La presidente della Federazione nazionale Collegi Ipasvi, Barbara Mangiacavalli, lancia la proposta dopo la presentazione dei dati della Fondazione “Gigi Ghirotti onlus”. “Gli infermieri devono essere coinvolti in prima persona oltre che nell’assistenza per le cure palliative anche nell’informazione e nell’educazione dei malati che soffrono”
ROMA – La legge c’è ma in pochi la conosco: anzi i numeri dicono che due italiani su tre ignorano l’esistenza della legge anti-dolore (la 38/2010). Il dato è emerso da una indagine realizzata dall’Osservatorio per il monitoraggio della terapia del dolore e cure palliative istituito dalla Fondazione nazionale Gigi Ghirotti onlus in collaborazione con la Fondazione Isal.

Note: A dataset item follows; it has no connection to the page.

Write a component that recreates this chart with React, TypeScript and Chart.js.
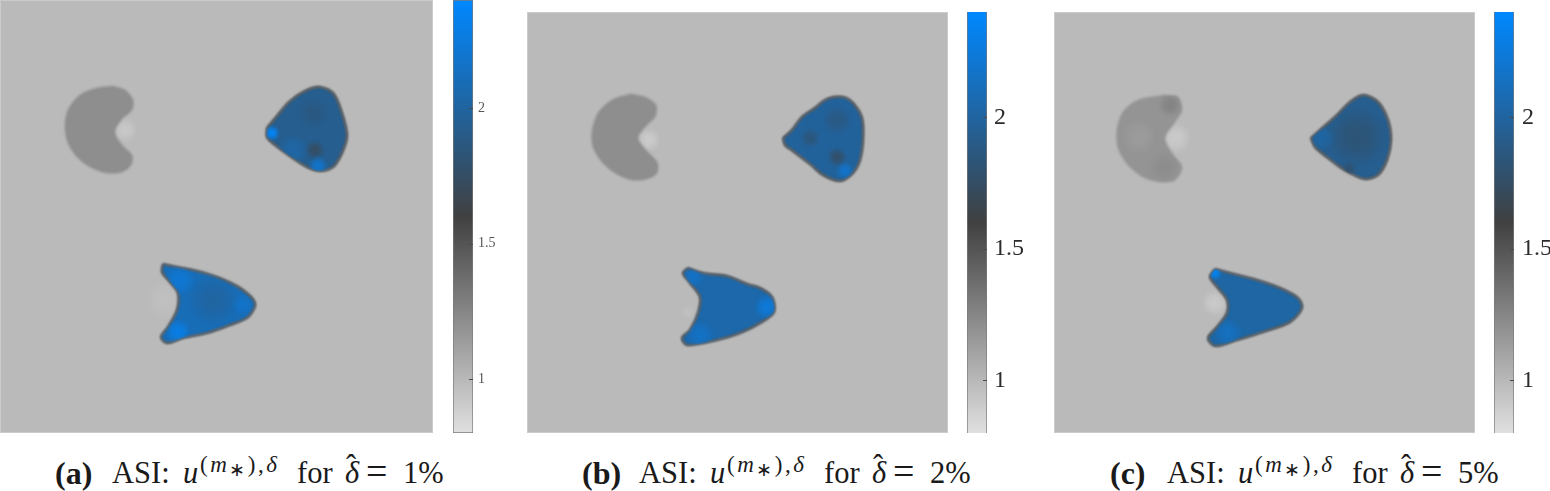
import React, { useEffect, useRef } from "react";
import { Chart, registerables } from "chart.js";

Chart.register(...registerables);

// colour scale of the field
const scaleValues = [0.8, 1.6, 2.4];
const scaleColors = [[224, 224, 224], [64, 64, 64], [0, 136, 255]];
const colorbarTicks = [1, 1.5, 2];
const backgroundValue = 0.99;
const edgeValue = 1.52;

// outlines, in field units (each field is one unit per sampled pixel)
const crescentA = [[113,86],[125,90],[133,100],[132,110],[122,119],[115,132],[122,145],[132,155],[131,165],[122,172],[107,173],[92,168],[78,158],[68,143],[65,127],[68,110],[80,95],[97,88]];
const rightA = [[267,128],[277,116],[289,102],[305,91],[320,87],[333,93],[341,110],[347,135],[342,153],[333,167],[320,171],[307,167],[290,156],[275,145],[267,137]];
const bottomA = [[163,264],[177,267],[197,271],[217,277],[240,288],[255,303],[248,317],[230,325],[207,333],[183,338],[167,343],[161,337],[168,327],[177,310],[178,293],[170,282],[162,272]];

const crescentB = [[103,82],[118,85],[129,93],[128,105],[118,115],[111,126],[118,137],[130,150],[130,161],[120,167],[105,168],[88,161],[75,150],[66,135],[65,120],[71,101],[85,88]];
const rightB = [[256,126],[265,118],[275,105],[288,96],[300,87],[316,85],[326,91],[335,106],[336,128],[333,148],[326,161],[313,169],[296,163],[283,152],[266,139],[258,133]];
const bottomB = [[161,256],[176,261],[200,264],[220,272],[233,276],[245,285],[247,300],[233,311],[213,321],[190,328],[160,333],[155,326],[163,318],[171,301],[173,285],[163,271],[156,261]];

const crescentC = [[111,83],[124,85],[128,98],[121,110],[111,126],[118,141],[128,155],[121,168],[106,170],[89,165],[74,153],[64,136],[63,118],[69,100],[84,88]];
const rightC = [[257,126],[266,118],[283,103],[296,90],[309,83],[324,90],[334,108],[337,128],[333,148],[324,163],[311,167],[296,161],[286,155],[274,146],[261,135]];
const bottomC = [[161,257],[176,261],[203,268],[226,276],[244,286],[248,296],[236,310],[209,320],[183,328],[161,334],[154,326],[163,315],[173,301],[173,288],[164,276],[156,265]];

// soft local extremes: x, y, radius, value
const halosA = [[125,130,13,0.92],[165,300,20,0.96]];
const spotsRightA = [[313,113,15,1.87],[293,150,16,2.03],[315,150,10,1.74],[318,166,10,2.2],[272,133,8,2.42]];
const spotsBottomA = [[213,300,26,2.0],[180,280,16,2.22],[178,332,13,2.3],[243,305,11,2.18]];

const halosB = [[122,128,12,0.9],[161,300,8,0.96]];
const spotsRightB = [[310,108,15,1.88],[283,126,10,1.84],[310,145,10,1.76],[318,159,9,2.2]];
const spotsBottomB = [[240,295,13,2.25],[173,323,15,2.16],[166,265,11,2.16]];

const halosC = [[122,126,16,0.91],[161,291,14,0.91]];
const crescentSpotsC = [[116,93,12,1.27],[85,125,18,1.14],[110,155,15,1.22]];
const spotsRightC = [[303,125,30,1.82],[268,126,13,2.02],[295,157,8,1.8]];
const spotsBottomC = [[161,261,7,2.36],[174,321,15,2.14]];

const panels = [
  { left: 0, top: 0, size: 433, halos: halosA, blobs: [
    { outline: crescentA, value: 1.21, edge: false, spots: [] },
    { outline: rightA, value: 1.93, edge: true, spots: spotsRightA },
    { outline: bottomA, value: 2.1, edge: true, spots: spotsBottomA },
  ] },
  { left: 527, top: 12, size: 421, halos: halosB, blobs: [
    { outline: crescentB, value: 1.21, edge: false, spots: [] },
    { outline: rightB, value: 1.98, edge: true, spots: spotsRightB },
    { outline: bottomB, value: 2.05, edge: true, spots: spotsBottomB },
  ] },
  { left: 1054, top: 12, size: 421, halos: halosC, blobs: [
    { outline: crescentC, value: 1.18, edge: false, spots: crescentSpotsC },
    { outline: rightC, value: 1.93, edge: true, spots: spotsRightC },
    { outline: bottomC, value: 2.02, edge: true, spots: spotsBottomC },
  ] },
];

const colorbars = [
  { left: 453, top: 0, height: 433, width: 70, fontSize: 14, padding: 5, labelColor: "#555", capped: true },
  { left: 967, top: 12, height: 421, width: 70, fontSize: 24, padding: 7, labelColor: "#2b2b2b", capped: false },
  { left: 1494, top: 12, height: 421, width: 56, fontSize: 24, padding: 8, labelColor: "#2b2b2b", capped: false },
];

const captions = [
  { left: 55, tag: "(a)", percent: "1%" },
  { left: 582, tag: "(b)", percent: "2%" },
  { left: 1110, tag: "(c)", percent: "5%" },
];

function colorFor(value: number): string {
  const v = Math.min(scaleValues[2], Math.max(scaleValues[0], value));
  const i = v <= scaleValues[1] ? 0 : 1;
  const t = (v - scaleValues[i]) / (scaleValues[i + 1] - scaleValues[i]);
  const c = scaleColors[i].map((a, k) => Math.round(a + (scaleColors[i + 1][k] - a) * t));
  return `rgb(${c[0]},${c[1]},${c[2]})`;
}

function sprite(spot: number[]): HTMLCanvasElement {
  const [, , r, value] = spot;
  const c = document.createElement("canvas");
  c.width = c.height = Math.ceil(r * 2);
  const g = c.getContext("2d")!;
  const rgb = colorFor(value);
  const grad = g.createRadialGradient(r, r, 0, r, r, r);
  grad.addColorStop(0, rgb);
  grad.addColorStop(0.45, rgb.replace("rgb(", "rgba(").replace(")", ",0.75)"));
  grad.addColorStop(1, rgb.replace("rgb(", "rgba(").replace(")", ",0)"));
  g.fillStyle = grad;
  g.fillRect(0, 0, c.width, c.height);
  return c;
}

function spotDataset(spots: number[][], clipTo: number | null) {
  return {
    data: spots.map(([x, y]) => ({ x, y })),
    showLine: false,
    pointStyle: spots.map(sprite),
    pointRadius: 3,
    clip: false,
    clipTo,
  };
}

function blobDataset(outline: number[][], value: number, edge: boolean) {
  const pts = [...outline, outline[0]].map(([x, y]) => ({ x, y }));
  return {
    data: pts,
    showLine: true,
    pointRadius: 0,
    tension: 0.3,
    fill: "shape",
    backgroundColor: colorFor(value),
    borderColor: edge ? colorFor(edgeValue) : colorFor(value),
    borderWidth: edge ? 2.2 : 0.5,
    clip: false,
  };
}

const fieldPlugin = {
  id: "field",
  beforeDatasetsDraw(chart: any) {
    const { ctx, chartArea: a } = chart;
    ctx.save();
    ctx.fillStyle = colorFor(backgroundValue);
    ctx.fillRect(a.left, a.top, a.width, a.height);
    ctx.strokeStyle = "#cbcbcb";
    ctx.lineWidth = 1;
    ctx.strokeRect(a.left + 0.5, a.top + 0.5, a.width - 1, a.height - 1);
    ctx.restore();
    ctx.filter = "blur(0.9px)";
  },
  beforeDatasetDraw(chart: any, args: any) {
    const target = chart.data.datasets[args.index].clipTo;
    if (target === null || target === undefined) return;
    const { ctx } = chart;
    ctx.save();
    const line = chart.getDatasetMeta(target).dataset;
    ctx.beginPath();
    line.path(ctx);
    ctx.clip();
  },
  afterDatasetDraw(chart: any, args: any) {
    const target = chart.data.datasets[args.index].clipTo;
    if (target === null || target === undefined) return;
    chart.ctx.restore();
  },
  afterDatasetsDraw(chart: any) {
    chart.ctx.filter = "none";
  },
};

function makeField(canvas: HTMLCanvasElement, p: any) {
  const datasets: any[] = [];
  if (p.halos.length) datasets.push(spotDataset(p.halos, null));
  for (const b of p.blobs) {
    datasets.push(blobDataset(b.outline, b.value, b.edge));
    if (b.spots.length) datasets.push(spotDataset(b.spots, datasets.length - 1));
  }
  datasets.forEach((d, i) => (d.order = -i));
  return new Chart(canvas, {
    type: "scatter",
    data: { datasets },
    options: {
      animation: false,
      responsive: false,
      events: [],
      layout: { padding: 0, autoPadding: false },
      plugins: { legend: { display: false }, tooltip: { enabled: false } },
      scales: {
        x: { type: "linear", min: 0, max: p.size, display: false },
        y: { type: "linear", min: 0, max: p.size, reverse: true, display: false },
      },
    },
    plugins: [fieldPlugin],
  } as any);
}

const barTicksPlugin = {
  id: "barTicks",
  afterDatasetsDraw(chart: any) {
    const { ctx, chartArea: a, scales } = chart;
    ctx.save();
    ctx.strokeStyle = "#4a4a4a";
    ctx.lineWidth = 1;
    for (const v of colorbarTicks) {
      const y = Math.round(scales.y.getPixelForValue(v)) + 0.5;
      ctx.beginPath();
      ctx.moveTo(a.right - 4, y);
      ctx.lineTo(a.right, y);
      ctx.stroke();
    }
    ctx.restore();
  },
};

function makeColorbar(canvas: HTMLCanvasElement, b: any) {
  const lo = scaleValues[0];
  const hi = scaleValues[2];
  return new Chart(canvas, {
    type: "bar",
    data: {
      labels: ["u"],
      datasets: [
        {
          data: [[lo, hi]],
          barPercentage: 1,
          categoryPercentage: 1,
          borderSkipped: false,
          borderColor: "#7a7a7a",
          borderWidth: b.capped ? 1 : { left: 1, right: 1, top: 0, bottom: 0 },
          backgroundColor: (c: any) => {
            const { chart } = c;
            if (!chart.chartArea) return colorFor(hi);
            const s = chart.scales.y;
            const g = chart.ctx.createLinearGradient(0, s.getPixelForValue(lo), 0, s.getPixelForValue(hi));
            scaleValues.forEach((v) => g.addColorStop((v - lo) / (hi - lo), colorFor(v)));
            return g;
          },
        },
      ],
    },
    options: {
      animation: false,
      responsive: false,
      events: [],
      layout: { padding: 0, autoPadding: false },
      plugins: { legend: { display: false }, tooltip: { enabled: false } },
      scales: {
        x: { display: false },
        y: {
          position: "right",
          min: lo,
          max: hi,
          border: { display: false },
          grid: { display: false, drawTicks: false },
          afterBuildTicks: (s: any) => {
            s.ticks = colorbarTicks.map((value) => ({ value }));
          },
          afterFit: (s: any) => {
            s.width = b.width - 20;
            s.paddingTop = 0;
            s.paddingBottom = 0;
          },
          ticks: {
            padding: b.padding,
            color: b.labelColor,
            font: { family: "'Liberation Serif', serif", size: b.fontSize },
            callback: (v: any) => String(v),
          },
        },
      },
    },
    plugins: [barTicksPlugin],
  } as any);
}

const absolute = (left: number, top: number): React.CSSProperties => ({ position: "absolute", left, top, display: "block" });
const part = (left: number, top = 0): React.CSSProperties => ({ position: "absolute", left, top });

function Caption({ left, tag, percent }: { left: number; tag: string; percent: string }) {
  return (
    <div style={{ position: "absolute", left, top: 458, width: 400, height: 30, whiteSpace: "nowrap", fontFamily: "'Liberation Serif', serif", fontSize: 30.5, lineHeight: "30px", color: "#1a1a1a" }}>
      <b style={{ ...part(0), fontSize: 32 }}>{tag}</b>
      <span style={part(57)}>ASI:</span>
      <i style={part(128)}>u</i>
      <span style={{ ...part(145, -8), fontSize: 23, letterSpacing: 2.5 }}>
        (<i>m</i><span style={{ fontSize: 19, position: "relative", top: 4 }}>∗</span>),<i>δ</i>
      </span>
      <span style={part(242)}>for</span>
      <i style={part(290)}>δ</i>
      <span style={part(291, -7)}>ˆ</span>
      <span style={{ ...part(311, -2), fontSize: 38 }}>=</span>
      <span style={part(348)}>{percent}</span>
    </div>
  );
}

export default function App() {
  const fieldRefs = useRef<(HTMLCanvasElement | null)[]>([]);
  const barRefs = useRef<(HTMLCanvasElement | null)[]>([]);

  useEffect(() => {
    const charts = [
      ...panels.map((p, i) => makeField(fieldRefs.current[i]!, p)),
      ...colorbars.map((b, i) => makeColorbar(barRefs.current[i]!, b)),
    ];
    return () => charts.forEach((c) => c.destroy());
  }, []);

  return (
    <div>
      {panels.map((p, i) => (
        <canvas key={i} ref={(el) => { fieldRefs.current[i] = el; }} width={p.size} height={p.size} style={absolute(p.left, p.top)} />
      ))}
      {colorbars.map((b, i) => (
        <canvas key={i} ref={(el) => { barRefs.current[i] = el; }} width={b.width} height={b.height} style={absolute(b.left, b.top)} />
      ))}
      {captions.map((c, i) => (
        <Caption key={i} {...c} />
      ))}
    </div>
  );
}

I risultati frutto di un questionario somministrato a 13.374 pazienti nel periodo maggio-giugno 2016, raccontano di quel vuoto di informazione sulla legge e i motivi vanno cercati in quella poca fluidità nel mettere al corrente i pazienti della possibilità di fare ricorso ai Centro di terapia. Perché, come è emerso dall’indagine, i medici di famiglia (ai quali si è rivolto il 64 per cento dei pazienti) spesso di fronte al dolore prescrivono farmaci e quasi mai consigliano il ricorso ai Centri di terapia.
“Quella lacuna di informazione potrebbe essere colmata dagli infermieri” propone la presidente della Federazione nazionale dei Collegi Ipasvi, Barbara Mangicavalli. “La cultura del sollievo è un dovere morale per gli infermieri. E fare sì che essa si propaghi e vanga compresa è un compito non solo meritorio dal punto di vista umano, ma professionalmente caratterizzante per chi, come gli infermieri, ha deciso di dedicare la sua vita al prendersi cura”. E dall’analisi dei risultati dell’indagine della Fondazione Gigi Ghirotti, presentata a Roma alla presenza tra gli altri del Ministro della Salute, Beatrice Lorenzin e di Livia Turco, madrina della legge 38/2010, emerge un aspetto preoccupante: chi è solo o povero non riceve il sollievo delle cure palliative e della terapia del dolore solo perché non sa di cosa si tratta o perché non gli sono accessibili.
“Serve l’aiuto di tutti, medici, infermieri, farmacisti e mondo del volontariato – ha auspicato la Turco – per costruire un’eguaglianza nel fine vita”. Un invito che, per certi aspetti, fa il paio con la proposta della Mangiacavalli: “E’ fondamentale che gli infermieri imparino a riconoscere oltre a quelli clinici, anche i bisogni assistenziali ed emotivi dei pazienti e delle loro famiglie, sappiano affrontare il dolore e gestire il prima, il durante e il dopo rispetto a problematiche diverse da quelle dell’assistenza in acuzie e post acuzie. E’ indispensabile – a giudizio della presidente della Federazione Ipasvi – che gli infermieri siano coinvolti in prima persona oltre che nell’assistenza anche nell’informazione e nell’educazione ai malati che soffrono”.
Ma c’è un altro aspetto da non sottovalutare in tema di cure palliative: “Rappresentano – sottolinea la Mangiacavalli – un modello di implementazione delle competenze infermieristiche. Dare appropriatezza al percorso assistenziale che l’infermiere compie di fronte a questi malati è non solo la manifestazione più evidente del suo dovere professionale, ma anche di quello morale che ha deciso di fare proprio nel momento in cui ha scelto la professionale. Noi infermieri – chiosa la presidente Ipasvi – sappiamo ascoltare i pazienti, li sappiamo capire e li aiutiamo oltre che dal punto di vista clinico anche da quello psicologico che, in momenti di grave criticità, rappresenta una componente essenziale dell’assistenza. Il nostro codice deontologico in vigore e quello in via di definizione parla chiaro: prescrive che l’infermiere si attivi per prevenire e contrastare il dolore e alleviare le sofferenze. E’ una regola per chi ogni giorno si coordina per aiutare i malati”.